The six sites are: Lowe’s/Dick’s property at South 240th Street and Pacific Highway South in Kent; Midway Landfill, two potential sites on the property, west of Interstate 5 between South 246th and 252nd and east of Pacific Highway South in Kent; South 316th Street and Military Road South, which includes a neighborhood in unincorporated King County; South 336th Street near I-5, which is the Christian Faith Center in Federal Way; and South 344th Street near I-5, which is an industrial area in Federal Way that includes several businesses.
Following the three-month site analysis, the board will consider in May all input received and along with technical input from staff and identify which sites to study in the EIS (environmental impact statement), Rogoff said.
“We must by law evaluate a range of sites in this upcoming two-year EIS process,” Rogoff said to the board. “Existing commercial uses and incompatibility zoning alone are not enough to protect Sound Transit from a potential legal challenge later in the process.”

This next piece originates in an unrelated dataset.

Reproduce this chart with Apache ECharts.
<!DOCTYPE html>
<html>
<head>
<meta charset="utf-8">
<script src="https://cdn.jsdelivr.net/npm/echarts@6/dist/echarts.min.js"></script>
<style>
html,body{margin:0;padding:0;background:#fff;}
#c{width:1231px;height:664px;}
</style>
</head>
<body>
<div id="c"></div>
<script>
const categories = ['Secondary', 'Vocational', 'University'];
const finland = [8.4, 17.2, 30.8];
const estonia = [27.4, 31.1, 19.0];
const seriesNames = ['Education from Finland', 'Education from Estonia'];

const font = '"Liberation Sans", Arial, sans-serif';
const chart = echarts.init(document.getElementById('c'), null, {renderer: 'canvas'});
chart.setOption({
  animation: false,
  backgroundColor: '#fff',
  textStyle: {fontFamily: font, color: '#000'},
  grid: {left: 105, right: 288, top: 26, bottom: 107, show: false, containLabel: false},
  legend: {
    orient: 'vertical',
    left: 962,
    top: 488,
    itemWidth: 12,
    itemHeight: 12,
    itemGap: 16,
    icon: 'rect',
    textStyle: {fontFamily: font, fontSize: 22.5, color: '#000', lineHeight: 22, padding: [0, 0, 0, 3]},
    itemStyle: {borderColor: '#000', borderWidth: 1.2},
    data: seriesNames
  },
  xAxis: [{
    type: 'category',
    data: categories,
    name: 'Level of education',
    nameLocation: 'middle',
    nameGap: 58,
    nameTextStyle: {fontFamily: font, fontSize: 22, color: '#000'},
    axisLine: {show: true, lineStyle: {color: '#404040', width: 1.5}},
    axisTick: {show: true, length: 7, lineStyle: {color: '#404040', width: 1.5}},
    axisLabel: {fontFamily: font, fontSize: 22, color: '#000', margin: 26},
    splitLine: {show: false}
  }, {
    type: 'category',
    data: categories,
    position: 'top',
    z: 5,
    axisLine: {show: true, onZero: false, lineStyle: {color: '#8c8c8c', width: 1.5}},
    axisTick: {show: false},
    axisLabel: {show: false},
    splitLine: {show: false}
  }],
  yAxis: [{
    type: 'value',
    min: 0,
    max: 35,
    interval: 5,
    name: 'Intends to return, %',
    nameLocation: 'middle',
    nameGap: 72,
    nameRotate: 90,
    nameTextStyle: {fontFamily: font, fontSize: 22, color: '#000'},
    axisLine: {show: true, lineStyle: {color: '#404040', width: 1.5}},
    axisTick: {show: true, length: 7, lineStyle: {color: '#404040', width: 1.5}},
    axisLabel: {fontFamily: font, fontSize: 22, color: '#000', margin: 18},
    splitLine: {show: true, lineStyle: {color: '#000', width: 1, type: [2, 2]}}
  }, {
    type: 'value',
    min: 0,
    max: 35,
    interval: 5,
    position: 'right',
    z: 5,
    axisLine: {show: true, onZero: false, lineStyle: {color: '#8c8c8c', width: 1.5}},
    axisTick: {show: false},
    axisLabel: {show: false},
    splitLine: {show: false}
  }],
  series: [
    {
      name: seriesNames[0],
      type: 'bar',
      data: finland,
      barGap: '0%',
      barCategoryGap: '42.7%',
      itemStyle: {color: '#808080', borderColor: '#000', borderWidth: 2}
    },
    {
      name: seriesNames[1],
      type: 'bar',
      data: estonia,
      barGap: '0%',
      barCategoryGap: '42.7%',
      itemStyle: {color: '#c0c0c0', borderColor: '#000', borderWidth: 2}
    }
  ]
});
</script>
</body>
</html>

The Kent City Council adopted a temporary zoning change last month to ban developments such as the operations and maintenance facility from the Lowe’s and Dick’s site. Dick’s just opened in December. The council, Kent Mayor Dana Ralph, as well as Federal Way Mayor Jim Ferrell prefer the former landfill site.
The Kent Council had a recent public hearing about the zoning change. Eight people testified in favor of the zoning change to ban the facility and a couple of council members strongly stated their position for Sound Transit to remove the Dick’s site from consideration.

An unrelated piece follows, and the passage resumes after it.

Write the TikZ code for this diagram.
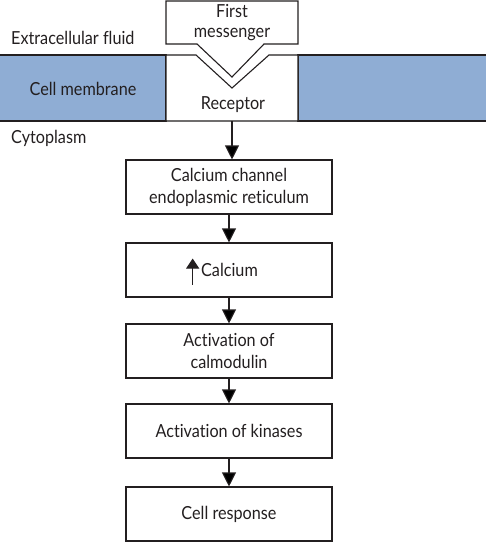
\documentclass[tikz,border=0pt]{standalone}
\usepackage{fontspec}
\setmainfont{Lato}[FakeStretch=0.9, Ligatures=NoCommon]
\usetikzlibrary{arrows.meta}
\definecolor{mem}{RGB}{143,173,212}
\definecolor{ink}{RGB}{35,31,32}
\newcommand{\upArr}{\smash{\tikz[baseline=0pt]\draw[ink, line width=1.1pt, -{Triangle[width=13pt,length=10pt]}] (0pt,-8pt)--(0pt,18pt);}\hspace{2pt}}

\begin{document}
\begin{tikzpicture}[x=1pt, y=-1pt,
    ln/.style={draw=ink, line width=1.1pt},
    lbl/.style={inner sep=0pt, text=ink, align=center, font=\fontsize{18}{20}\selectfont},
    box/.style={draw=ink, line width=1.1pt, fill=white, minimum width=206pt, minimum height=54pt,
      align=center, text=ink, font=\fontsize{18}{22}\selectfont},
    arr/.style={draw=ink, line width=1.1pt, -{Triangle[width=14pt,length=14pt]}}]
      \useasboundingbox (0,0) rectangle (485,543);
      % membrane
      \draw[ln, fill=mem] (-5,55) rectangle (166,121);
      \draw[ln, fill=mem] (298,55) rectangle (490,121);
      % receptor and first messenger
      \draw[ln, fill=white] (196,55) -- (166,55) -- (166,121) -- (298,121) -- (298,55) -- (269,55) -- (232,88) -- cycle;
      \draw[ln, fill=white] (166,1) -- (298,1) -- (298,44) -- (264,44) -- (232,77) -- (197,44) -- (166,44) -- cycle;
      \node[lbl, anchor=west] (ecf) at (11,38) {Extracellular fluid};
      \node[lbl, anchor=west] (cyt) at (11,138) {Cytoplasm};
      \node[lbl] (cmb) at (83,89) {Cell membrane};
      \node[lbl] (rcp) at (233,105) {Receptor};
      \node[lbl] (fms) at (232,23) {First\\messenger};
      \coordinate (rec) at (232,121);
      % cascade
      \node[box] (cch) at (229,187) {Calcium channel\\endoplasmic reticulum};
      \node[box] (cal) at (229,270) {\upArr Calcium\hspace{14pt}\mbox{}};
      \node[box] (cmd) at (229,351) {Activation of\\calmodulin};
      \node[box] (kin) at (229,431) {Activation of kinases};
      \node[box] (rsp) at (229,514) {Cell response};
      \draw[arr] (rec) -- (rec |- cch.north);
      \draw[arr] (cch) -- (cal);
      \draw[arr] (cal) -- (cmd);
      \draw[arr] (cmd) -- (kin);
      \draw[arr] (kin) -- (rsp);
\end{tikzpicture}
\end{document}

The Sound Transit Board might not advance all six sites into the EIS process, Rogoff said. But at least a couple of sites need to be considered.
“This is one of the two new (operations and maintenance facilities) required to realize the light rail expansions voters approved in Sound Transit 3,” said Sound Transit spokesman Scott Thompson in a Monday email. “Sound Transit cannot expand congestion-free light rail service without more capacity to store and maintain trains.”
The agency has such a facility in South Seattle, is building a new one in Bellevue and must find a location north of Seattle as well.
Sound Transit awarded a $10.2 million contract (with a 1 percent contingency up to $11.3 million) in December 2017 to HDR Engineering, based in Omaha, Neb., with offices in Seattle, for project development services for the Tacoma Dome Link Extension, including a preferred route, location of light rail stations and finding potential sites for the operations and maintenance facility.
Since the Tacoma Dome Link won’t be operational until 2030, the consultant didn’t look at any Pierce County sites.
“After learning that the (facility) needed to be operational by 2026 that narrowed the locations to South King County to be near a light rail line,” Thompson said.
HDR and agency staff looked at several components to pick the sites.
“Some of those factors included size, configuration, proximity to the light rail system and operational feasibility,” Thompson said. “The site including Lowe’s and Dick’s met enough of our initial criteria to warrant further consideration.”
Thompson said no further decisions about the six sites have been made.
“Sound Transit doesn’t favor any of the six sites more than another,” he said. “We are very early in this process.”
Rogoff said the costs to develop the landfill could be prohibitive and the property is a Superfund site, which could pose significant environmental risks to neighbors and workers at the facility.
“There is no easy location to site an operations maintenance facility,” Rogoff told the board. “Each come with complications and trade-offs.”
Rogoff said the agency is, “communicating about the project with potentially impacted property owners, residents and businesses before they read about the impacts in the newspaper.”